SANTORUM: The reason we have to reduce the size and scale of government is to protect your freedom. That’s what this is about. This election ultimately is about freedom, and the bigger the government is, the smaller you become. It is a zero-sum game, folks, and we have a president who is spending us into oblivion. This is right out of the FDR playbook. Continue to grow government, to get more and more people on government programs, more and more dependency. We have almost half the people in this country don’t pay taxes and almost half now receive some sort of government benefit. We’re reaching a tipping point, folks. When those who pay are the minority and those who receive are the majority, freedom in the election process is not something people will care about. They’ll care about whether they get their piece. This is what it’s all designed to do, gradually, slowly erode your freedom and increase your dependency on government.

RUSH: That’s right.

SANTORUM: That’s why —

RUSH: That’s right.

SANTORUM: — this election is the most important election of your lifetime. This is a chance for Americans to stand up and say, “We will be free.”

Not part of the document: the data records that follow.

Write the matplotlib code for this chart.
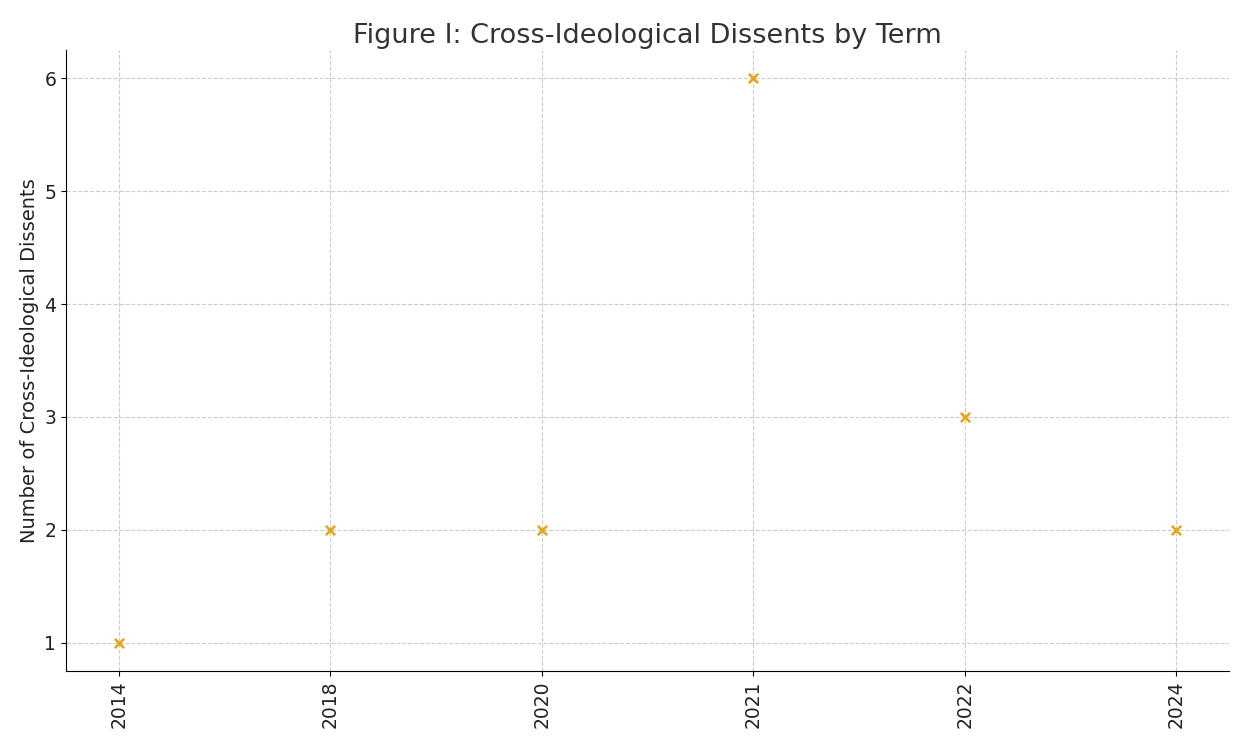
import matplotlib.pyplot as plt

terms = ['2014', '2018', '2020', '2021', '2022', '2024']
dissents = [1, 2, 2, 6, 3, 2]

fig = plt.figure(figsize=(12.48, 7.49), dpi=100)
ax = fig.add_axes([66/1248, 1 - 671/749, (1229-66)/1248, (671-50)/749])
ax.scatter(range(len(terms)), dissents, marker='x', color='#E8A317', s=45, linewidths=1.8, zorder=3)
ax.set_xticks(range(len(terms)))
ax.set_xticklabels(terms, rotation=90, fontsize=13.5, color='#222222')
ax.set_yticks([1, 2, 3, 4, 5, 6])
ax.tick_params(axis='y', labelsize=13.5, labelcolor='#222222')
ax.set_xlim(-0.25, 5.25)
ax.set_ylim(0.75, 6.25)
ax.grid(True, linestyle='--', color='#cccccc', linewidth=0.8)
ax.spines['top'].set_visible(False)
ax.spines['right'].set_visible(False)
ax.set_ylabel('Number of Cross-Ideological Dissents', fontsize=14, color='#222222')
ax.set_title('Figure I: Cross-Ideological Dissents by Term', fontsize=19.5, color='#333333', pad=5)
plt.savefig('out.png')
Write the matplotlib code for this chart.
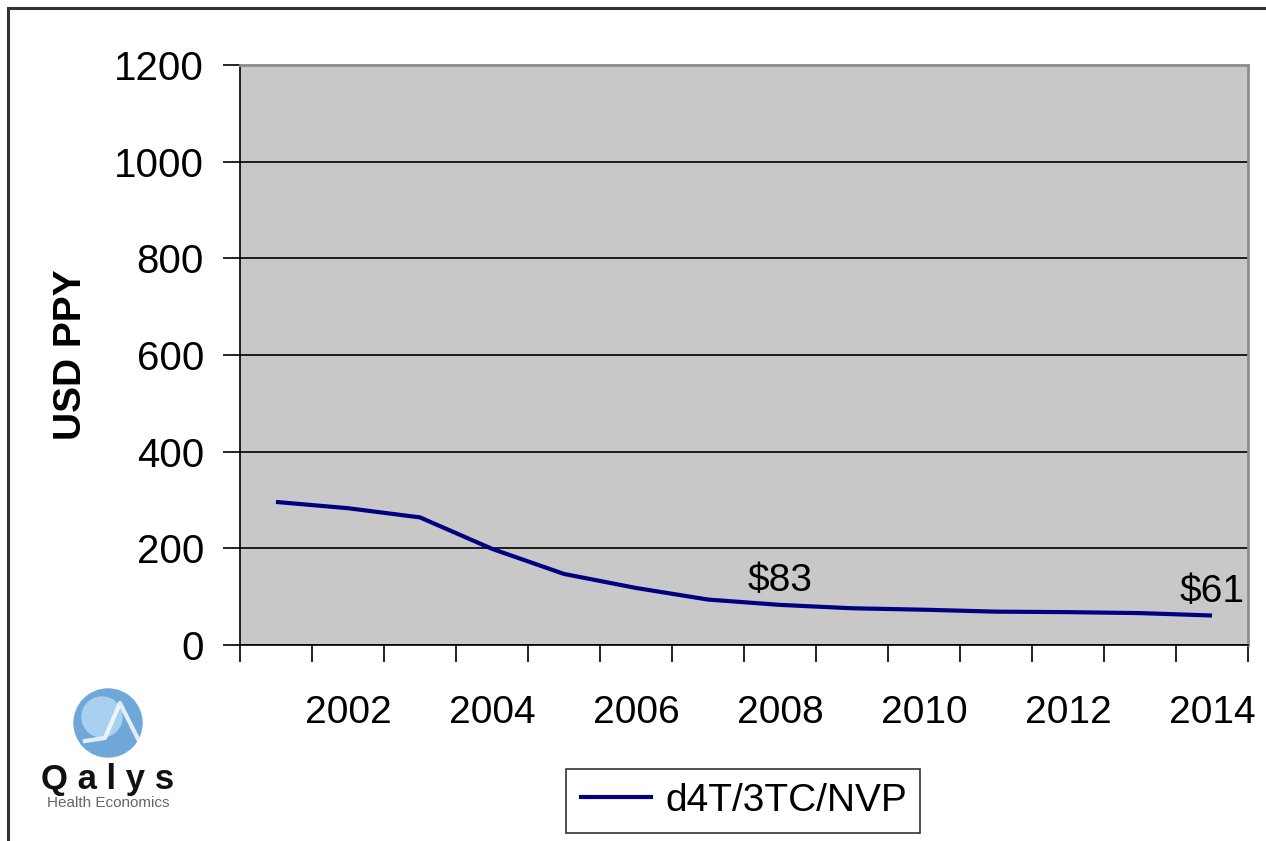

RUSH: Entitlement growth is designed to make you care less about your freedom. And I call your attention to this New York Times piece, right there, February 11th, got it right here in my formerly nicotine-stained fingers, “Even Critics of Safety Net Increasingly Depend on It.” Middle class ensnared by the safety net, not the poor. They don’t like it, but they’re stuck. They think they can’t work hard enough to get out of it. It’s just not possible anymore. That’s what they think. So they resent having to depend on it, they don’t like it, and they’re really ticked off about the fact that hard work, in their minds, will no longer elevate them out of the middle class.